Why are Where and Select outperforming just Select?
I have a class, like this:
public class MyClass
{
public int Value { get; set; }
public bool IsValid { get; set; }
}
I want to get the sum of the Value
, where the instance is valid. So far, I've found two solutions to this.
The first one is this:​
int result = myCollection.Where(mc => mc.IsValid).Select(mc => mc.Value).Sum();
The second one, however, is this:​
int result = myCollection.Select(mc => mc.IsValid ? mc.Value : 0).Sum();
I want to get the most efficient method. I, at first, thought that the second one would be more efficient. Then the theoretical part of me started going "Well, one is O(n + m + m), the other one is O(n + n). The first one should perform better with more invalids, while the second one should perform better with less". I thought that they would perform equally. EDIT: And then @Martin pointed out that the Where and the Select were combined, so it should actually be O(m + n). However, if you look below, it seems like this is not related.
So I put it to the test.​
The results were... interesting.
With 0% tie tolerance:​
The scales are in the favour of Select
and Where
, by about ~30 points.
How much do you want to be the disambiguation percentage? 0 Starting benchmarking. Ties: 0 Where + Select: 65 Select: 36
With 2% tie tolerance:​
It's the same, except that for some they were within 2%. I'd say that's a minimum margin of error. Select
and Where
now have just a ~20 point lead.
How much do you want to be the disambiguation percentage? 2 Starting benchmarking. Ties: 6 Where + Select: 58 Select: 37
With 5% tie tolerance:​
This is what I'd say to be my maximum margin of error. It makes it a bit better for the Select
, but not much.
How much do you want to be the disambiguation percentage? 5 Starting benchmarking. Ties: 17 Where + Select: 53 Select: 31
With 10% tie tolerance:​
This is way out of my margin of error, but I'm still interested in the result. Because it gives the Select
and Where
the twenty point lead it's had for a while now.
How much do you want to be the disambiguation percentage? 10 Starting benchmarking. Ties: 36 Where + Select: 44 Select: 21
With 25% tie tolerance:​
This is way, out of my margin of error, but I'm still interested in the result, because the Select
and Where
(nearly) keep their 20 point lead. It seems like it's outclassing it in a distinct few, and that's what giving it the lead.

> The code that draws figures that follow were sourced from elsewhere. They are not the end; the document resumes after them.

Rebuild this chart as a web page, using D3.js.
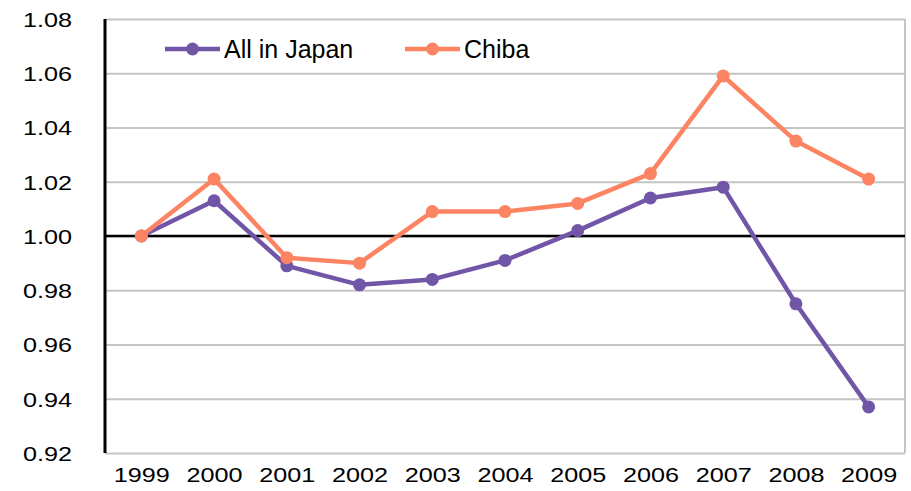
<!DOCTYPE html>
<meta charset="utf-8">
<style>
  body { margin: 0; background: #fff; }
  text { font-family: "Liberation Sans", Arial, sans-serif; font-size: 21px; fill: #000; }
  .legend text { font-size: 25px; }
  .grid line { stroke: #c4c4c4; stroke-width: 2; }
  .domain { display: none; }
</style>
<body>
<script src="https://d3js.org/d3.v7.min.js"></script>
<script>
  var years = ["1999", "2000", "2001", "2002", "2003", "2004", "2005", "2006", "2007", "2008", "2009"];
  var japan = [1.000, 1.013, 0.989, 0.982, 0.984, 0.991, 1.002, 1.014, 1.018, 0.975, 0.937];
  var chiba = [1.000, 1.021, 0.992, 0.990, 1.009, 1.009, 1.012, 1.023, 1.059, 1.035, 1.021];
  var yTicks = [0.92, 0.94, 0.96, 0.98, 1.00, 1.02, 1.04, 1.06, 1.08];

  var series = [
    { name: "All in Japan", values: japan, color: "#7156a8" },
    { name: "Chiba", values: chiba, color: "#fc8462" }
  ];

  var margin = { top: 19, right: 6, bottom: 38, left: 105 },
    width = 911 - margin.left - margin.right,
    height = 491 - margin.top - margin.bottom;

  var stretch = 1.2; // tick labels are drawn a bit wide

  var svg = d3.select("body").append("svg")
    .attr("width", 911)
    .attr("height", 491)
    .append("g")
    .attr("transform", "translate(" + margin.left + "," + margin.top + ")");

  var x = d3.scalePoint()
    .domain(years)
    .range([0, width])
    .padding(0.5);

  var y = d3.scaleLinear()
    .domain([0.92, 1.08])
    .range([height, 0]);

  // gridlines
  svg.append("g")
    .attr("class", "grid")
    .call(d3.axisLeft(y).tickValues(yTicks).tickSize(-width).tickFormat(""));

  // right border
  svg.append("line")
    .attr("x1", width).attr("x2", width)
    .attr("y1", 0).attr("y2", height)
    .attr("stroke", "#c4c4c4").attr("stroke-width", 2);

  // 1.00 baseline
  svg.append("line")
    .attr("x1", 0).attr("x2", width)
    .attr("y1", y(1)).attr("y2", y(1))
    .attr("stroke", "#000").attr("stroke-width", 2.5);

  // y axis line
  svg.append("line")
    .attr("x1", 0).attr("x2", 0)
    .attr("y1", 0).attr("y2", height)
    .attr("stroke", "#000").attr("stroke-width", 3);

  var yAxis = svg.append("g")
    .call(d3.axisLeft(y).tickValues(yTicks).tickSize(0).tickFormat(d3.format(".2f")));
  yAxis.selectAll("text")
    .attr("x", -33 / stretch)
    .attr("dy", "0.35em")
    .attr("transform", "scale(" + stretch + ",1)");

  var xAxis = svg.append("g")
    .attr("transform", "translate(0," + height + ")")
    .call(d3.axisBottom(x).tickSize(0).tickPadding(14));
  xAxis.selectAll("text")
    .attr("transform", "scale(" + stretch + ",1)");

  var line = d3.line()
    .x(function (d, i) { return x(years[i]); })
    .y(function (d) { return y(d); });

  var g = svg.selectAll(".series")
    .data(series)
    .enter().append("g");

  g.append("path")
    .attr("d", function (d) { return line(d.values); })
    .attr("fill", "none")
    .attr("stroke", function (d) { return d.color; })
    .attr("stroke-width", 4.5)
    .attr("stroke-linejoin", "round");

  g.selectAll("circle")
    .data(function (d) { return d.values.map(function (v, i) { return { v: v, i: i, c: d.color }; }); })
    .enter().append("circle")
    .attr("cx", function (d) { return x(years[d.i]); })
    .attr("cy", function (d) { return y(d.v); })
    .attr("r", 6.5)
    .attr("fill", function (d) { return d.c; });

  // legend
  var legend = svg.append("g")
    .attr("class", "legend")
    .attr("transform", "translate(60,30)");

  var item = legend.selectAll("g")
    .data(series)
    .enter().append("g")
    .attr("transform", function (d, i) { return "translate(" + (i * 240) + ",0)"; });

  item.append("line")
    .attr("x1", 0).attr("x2", 55)
    .attr("stroke", function (d) { return d.color; })
    .attr("stroke-width", 4.5);

  item.append("circle")
    .attr("cx", 27.5)
    .attr("r", 6.5)
    .attr("fill", function (d) { return d.color; });

  item.append("text")
    .attr("x", 59)
    .attr("dy", "0.35em")
    .text(function (d) { return d.name; });
</script>
</body>
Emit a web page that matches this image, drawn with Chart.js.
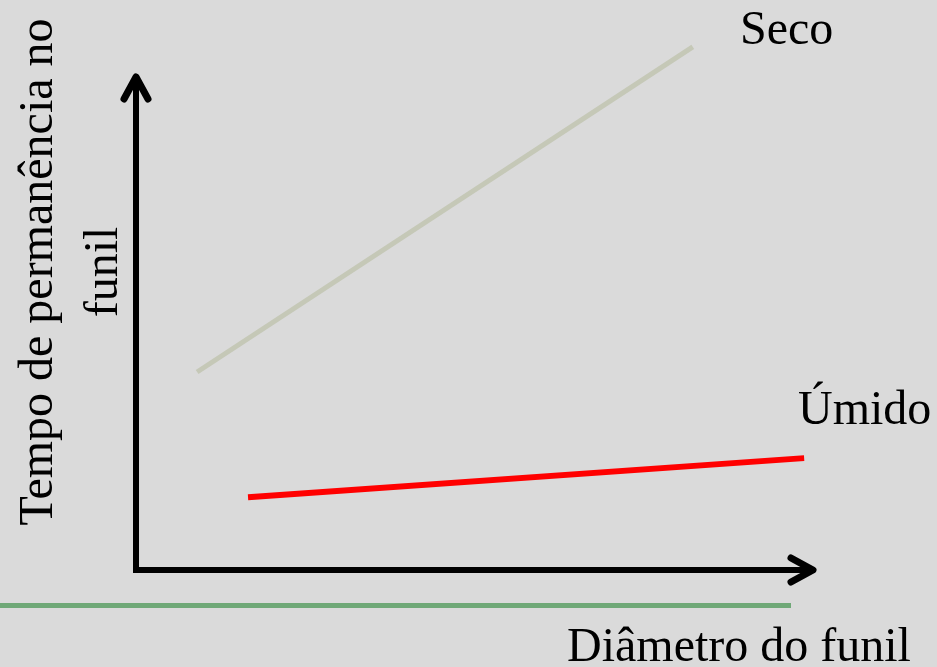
<!DOCTYPE html>
<html>
<head>
<meta charset="utf-8">
<script src="https://cdn.jsdelivr.net/npm/chart.js@4"></script>
<style>
html,body{margin:0;padding:0;background:#dadada;}
#wrap{width:937px;height:667px;position:relative;}
</style>
</head>
<body>
<div id="wrap"><canvas id="c" width="937" height="667"></canvas></div>
<script>
// Schematic data (arbitrary units: x = diâmetro do funil, y = tempo de permanência)
const secoX = [0.9, 8.2];
const secoY = [4.0, 10.57];
const umidoX = [1.65, 9.84];
const umidoY = [1.47, 2.26];
const seriesLabels = ["Seco", "Úmido"];
const xTitle = "Diâmetro do funil";
const yTitleLines = ["Tempo de permanência no", "funil"];

const FONT = '48px "Liberation Serif", "Times New Roman", serif';

const decor = {
  id: 'decor',
  beforeDraw(chart) {
    const ctx = chart.ctx;
    ctx.save();
    ctx.fillStyle = '#dadada';
    ctx.fillRect(0, 0, chart.width, chart.height);
    ctx.restore();
  },
  afterDraw(chart) {
    const ctx = chart.ctx;
    const a = chart.chartArea;
    ctx.save();
    // green rule
    ctx.strokeStyle = '#6fa877';
    ctx.lineWidth = 5;
    ctx.beginPath();
    ctx.moveTo(0, 605.5);
    ctx.lineTo(791, 605.5);
    ctx.stroke();
    // axes
    ctx.strokeStyle = '#000';
    ctx.lineWidth = 6;
    ctx.lineCap = 'butt';
    ctx.beginPath();
    ctx.moveTo(a.left, a.top + 3);
    ctx.lineTo(a.left, a.bottom);
    ctx.lineTo(a.right - 3, a.bottom);
    ctx.stroke();
    ctx.lineCap = 'round';
    ctx.lineJoin = 'round';
    ctx.lineWidth = 7;
    ctx.beginPath();
    ctx.moveTo(a.left - 12, a.top + 24);
    ctx.lineTo(a.left, a.top + 2);
    ctx.lineTo(a.left + 12, a.top + 24);
    ctx.stroke();
    ctx.beginPath();
    ctx.moveTo(a.right - 24, a.bottom - 12);
    ctx.lineTo(a.right - 2, a.bottom);
    ctx.lineTo(a.right - 24, a.bottom + 12);
    ctx.stroke();
    // texts
    ctx.fillStyle = '#000';
    ctx.font = FONT;
    ctx.textBaseline = 'alphabetic';
    ctx.textAlign = 'left';
    ctx.fillText(seriesLabels[0], 740, 44);
    ctx.fillText(seriesLabels[1], 798, 424);
    ctx.fillText(xTitle, 567, 661);
    ctx.translate(0, 272);
    ctx.rotate(-Math.PI / 2);
    ctx.textAlign = 'center';
    ctx.fillText(yTitleLines[0], 0, 52);
    ctx.fillText(yTitleLines[1], 0, 117);
    ctx.restore();
  }
};

new Chart(document.getElementById('c'), {
  type: 'line',
  data: {
    datasets: [
      {
        label: seriesLabels[0],
        data: secoX.map((x, i) => ({x, y: secoY[i]})),
        borderColor: '#c5c8b7',
        borderWidth: 5,
        pointRadius: 0,
        clip: false,
        borderCapStyle: 'butt'
      },
      {
        label: seriesLabels[1],
        data: umidoX.map((x, i) => ({x, y: umidoY[i]})),
        borderColor: '#ff0000',
        borderWidth: 6,
        pointRadius: 0,
        clip: false,
        borderCapStyle: 'butt'
      }
    ]
  },
  options: {
    responsive: false,
    animation: false,
    layout: { padding: { left: 136, right: 122, top: 75, bottom: 97 } },
    plugins: { legend: { display: false }, tooltip: { enabled: false } },
    scales: {
      x: { type: 'linear', min: 0, max: 10, display: false },
      y: { type: 'linear', min: 0, max: 10, display: false }
    }
  },
  plugins: [decor]
});
</script>
</body>
</html>
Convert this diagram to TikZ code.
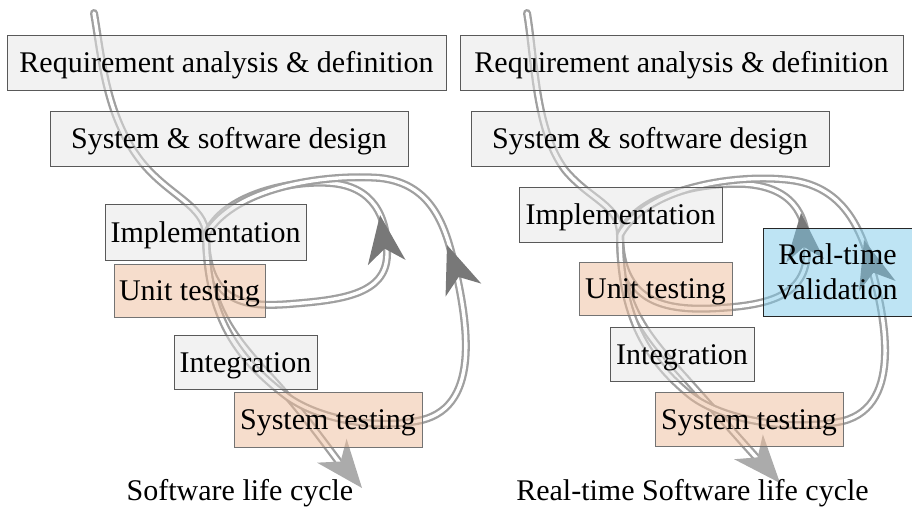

How much do you want to be the disambiguation percentage? 25 Starting benchmarking. Ties: 85 Where + Select: 16 Select: 0
Now, I'm guessing that the 20 point lead came from the middle, where they're both bound to get the same performance. I could try and log it, but it would be a whole load of information to take in. A graph would be better, I guess.
So that's what I did.
It shows that the Select
line keeps steady (expected) and that the Select + Where
line climbs up (expected). However, what puzzles me is why it doesn't meet with the Select
at 50 or earlier: in fact I was expecting earlier than 50, as an extra enumerator had to be created for the Select
and Where
. I mean, this shows the 20-point lead, but it doesn't explain why. This, I guess, is the main point of my question.
Why does it behave like this? Should I trust it? If not, should I use the other one or this one?​
As @KingKong mentioned in the comments, you can also use Sum
's overload that takes a lambda. So my two options are now changed to this:
First:​
int result = myCollection.Where(mc => mc.IsValid).Sum(mc => mc.Value);
Second:​
int result = myCollection.Sum(mc => mc.IsValid ? mc.Value : 0);
I'm going to make it a bit shorter, but:
How much do you want to be the disambiguation percentage? 0 Starting benchmarking. Ties: 0 Where: 60 Sum: 41 How much do you want to be the disambiguation percentage? 2 Starting benchmarking. Ties: 8 Where: 55 Sum: 38 How much do you want to be the disambiguation percentage? 5 Starting benchmarking. Ties: 21 Where: 49 Sum: 31 How much do you want to be the disambiguation percentage? 10 Starting benchmarking. Ties: 39 Where: 41 Sum: 21 How much do you want to be the disambiguation percentage? 25 Starting benchmarking. Ties: 85 Where: 16 Sum: 0
The twenty-point lead is still there, meaning it doesn't have to do with the Where
and Select
combination pointed out by @Marcin in the comments.